It’s too late, already, to plant peas. I needed to have done that work in a cold frame weeks ago. Peas just seem so springlike and green, as they change colors when cooked: they start off a nice medium Girl Scout uniform green, and after the briefest of moments spent in steam they are suddenly jewel-like, and chartreuse, and irresistible. I will have to wander through the grocery store and hope to stumble over a cache of fresh peas. Or maybe the farmers’ market will have a seasonal surprise for me this weekend!

The rains this week, while excellent for the burgeoning hydrangeas and the thirsty, unfashionable lawn, have flattened the daffodils and threatened the tulips as yet undiscovered by the deer visiting at night. (The deer did find the few tulips nestled among the pansies in the urns on the front porch, and nibbled them to nubbins.
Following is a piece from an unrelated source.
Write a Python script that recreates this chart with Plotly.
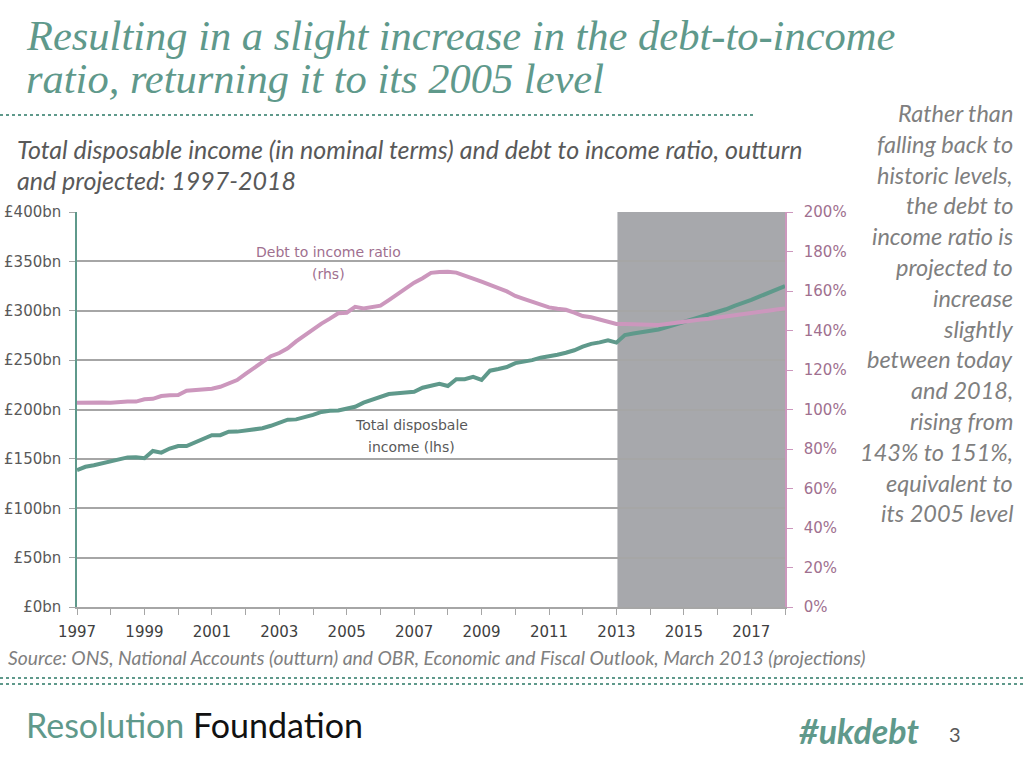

You’re welcome.) It feels like everything has bloomed early. Some of the azaleas have begun to pink up, modestly, around the edges. Forsythia bushes have burst into full flame in the hedge next door.
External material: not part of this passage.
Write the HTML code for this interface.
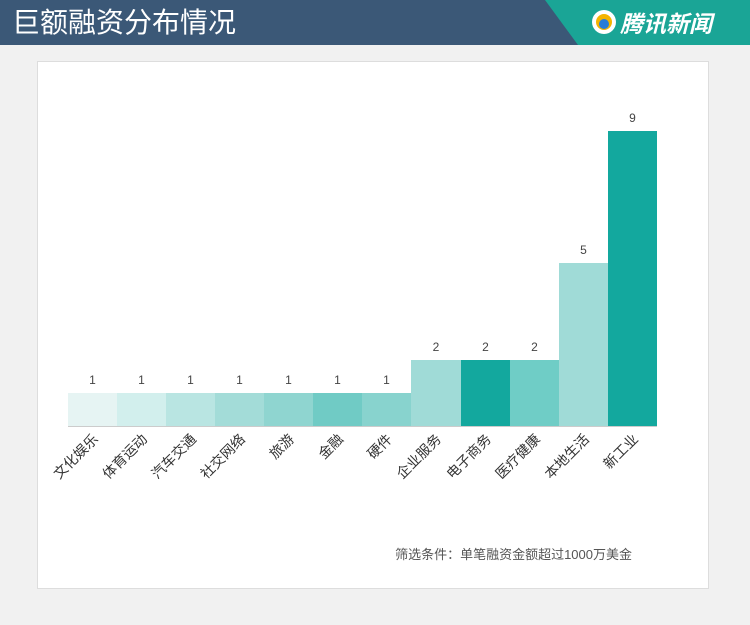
<!DOCTYPE html>
<html><head><meta charset="utf-8"><style>
body{margin:0;width:750px;height:625px;background:#f1f1f1;overflow:hidden;font-family:"Liberation Sans","Noto Sans CJK SC",sans-serif}
</style></head><body>
<svg width="750" height="625" xmlns="http://www.w3.org/2000/svg" style="position:absolute;left:0;top:0">
<rect x="0" y="0" width="750" height="45" fill="#3b5877"/>
<polygon points="545,0 750,0 750,45 578,45" fill="#1aa596"/>
<text x="12" y="32" font-size="28" fill="#fff" font-family="Liberation Sans,Noto Sans CJK SC,sans-serif">巨额融资分布情况</text>
<circle cx="604" cy="22" r="12" fill="#fff"/>
<circle cx="604" cy="22" r="8" fill="#f4b400"/>
<circle cx="604" cy="24" r="5" fill="#2a7bd6"/>
<text x="620" y="32" font-size="23" font-style="italic" font-weight="bold" fill="#fff" font-family="Liberation Sans,Noto Sans CJK SC,sans-serif">腾讯新闻</text>
<rect x="37.5" y="61.5" width="671" height="527" fill="#fff" stroke="#ddd"/>
<g font-size="12" fill="#444" text-anchor="middle">
<rect x="68" y="393" width="49" height="33" fill="#e6f4f3"/><text x="92.5" y="384">1</text>
<rect x="117" y="393" width="49" height="33" fill="#d2efed"/><text x="141.5" y="384">1</text>
<rect x="166" y="393" width="49" height="33" fill="#b9e5e2"/><text x="190.5" y="384">1</text>
<rect x="215" y="393" width="49" height="33" fill="#a3dcd8"/><text x="239.5" y="384">1</text>
<rect x="264" y="393" width="49" height="33" fill="#8fd5d0"/><text x="288.5" y="384">1</text>
<rect x="313" y="393" width="49" height="33" fill="#70cbc5"/><text x="337.5" y="384">1</text>
<rect x="362" y="393" width="49" height="33" fill="#88d3ce"/><text x="386.5" y="384">1</text>
<rect x="411" y="360" width="50" height="66" fill="#a0dbd7"/><text x="436" y="351">2</text>
<rect x="461" y="360" width="49" height="66" fill="#13a89e"/><text x="485.5" y="351">2</text>
<rect x="510" y="360" width="49" height="66" fill="#6fcdc6"/><text x="534.5" y="351">2</text>
<rect x="559" y="263" width="49" height="163" fill="#a0dbd7"/><text x="583.5" y="254">5</text>
<rect x="608" y="131" width="49" height="295" fill="#13a89e"/><text x="632.5" y="122">9</text>
</g>
<line x1="68" y1="426.5" x2="657" y2="426.5" stroke="#ccc"/>
<g font-size="14" fill="#333" text-anchor="end">
<text transform="translate(99,440) rotate(-45)">文化娱乐</text>
<text transform="translate(148,440) rotate(-45)">体育运动</text>
<text transform="translate(197,440) rotate(-45)">汽车交通</text>
<text transform="translate(246,440) rotate(-45)">社交网络</text>
<text transform="translate(295,440) rotate(-45)">旅游</text>
<text transform="translate(344,440) rotate(-45)">金融</text>
<text transform="translate(393,440) rotate(-45)">硬件</text>
<text transform="translate(442,440) rotate(-45)">企业服务</text>
<text transform="translate(492,440) rotate(-45)">电子商务</text>
<text transform="translate(541,440) rotate(-45)">医疗健康</text>
<text transform="translate(590,440) rotate(-45)">本地生活</text>
<text transform="translate(639,440) rotate(-45)">新工业</text>
</g>
<text x="632" y="559" font-size="13" fill="#555" text-anchor="end">筛选条件：单笔融资金额超过1000万美金</text>
</svg>
</body></html>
I’m thinking of light spring-y recipes while I am plotting the weeding and mulching. Winter feels finished, and I am longing for lighter, fresher meals. No more meatloaf. No more chicken pot pie. Bring on the pasta primavera, with new peas and garden-fresh farmers’ market tomatoes, please. Lemon Primavera

Our friends at Food52 have a delicious spring salad that is loaded with fresh asparagus as well as peas. This will put a spring in your step and you go out to mulch your raised garden bed: Peas and Asparagus Salad

This is more interesting than a salad plate of wilting iceberg lettuce. It is redolent with springtime: Fresh Peas

This transcendent pea compound butter is good on toast, or spread on cooked meats: Compound Butter
I think this Guac recipe will make for a very nice appetizer on the back porch this weekend as we venture out for our first cocktail hour of the new season. (Don’t forget to Spring Ahead Saturday night!) Something light and crunchy, to go with a small glass of rosé Prosecco.
Green Pea Guacamole

If you feel you must cook peas:

Buttered Green Sugar Snap Peas

1 pound sugar snap peas
Salt and freshly ground pepper to taste
2 tablespoons butter
1 tablespoon shredded fresh mint
Pluck off and discard the string from each pea pod.
Bring salted water to boil; there should be enough to cover peas when added. Add peas. When water returns to a boil, cook about 3 minutes. Do not overcook. Drain.
Return peas to saucepan. Add pepper, salt, butter and mint. Stir to blend until the pieces are well coated and hot. Serve immediately.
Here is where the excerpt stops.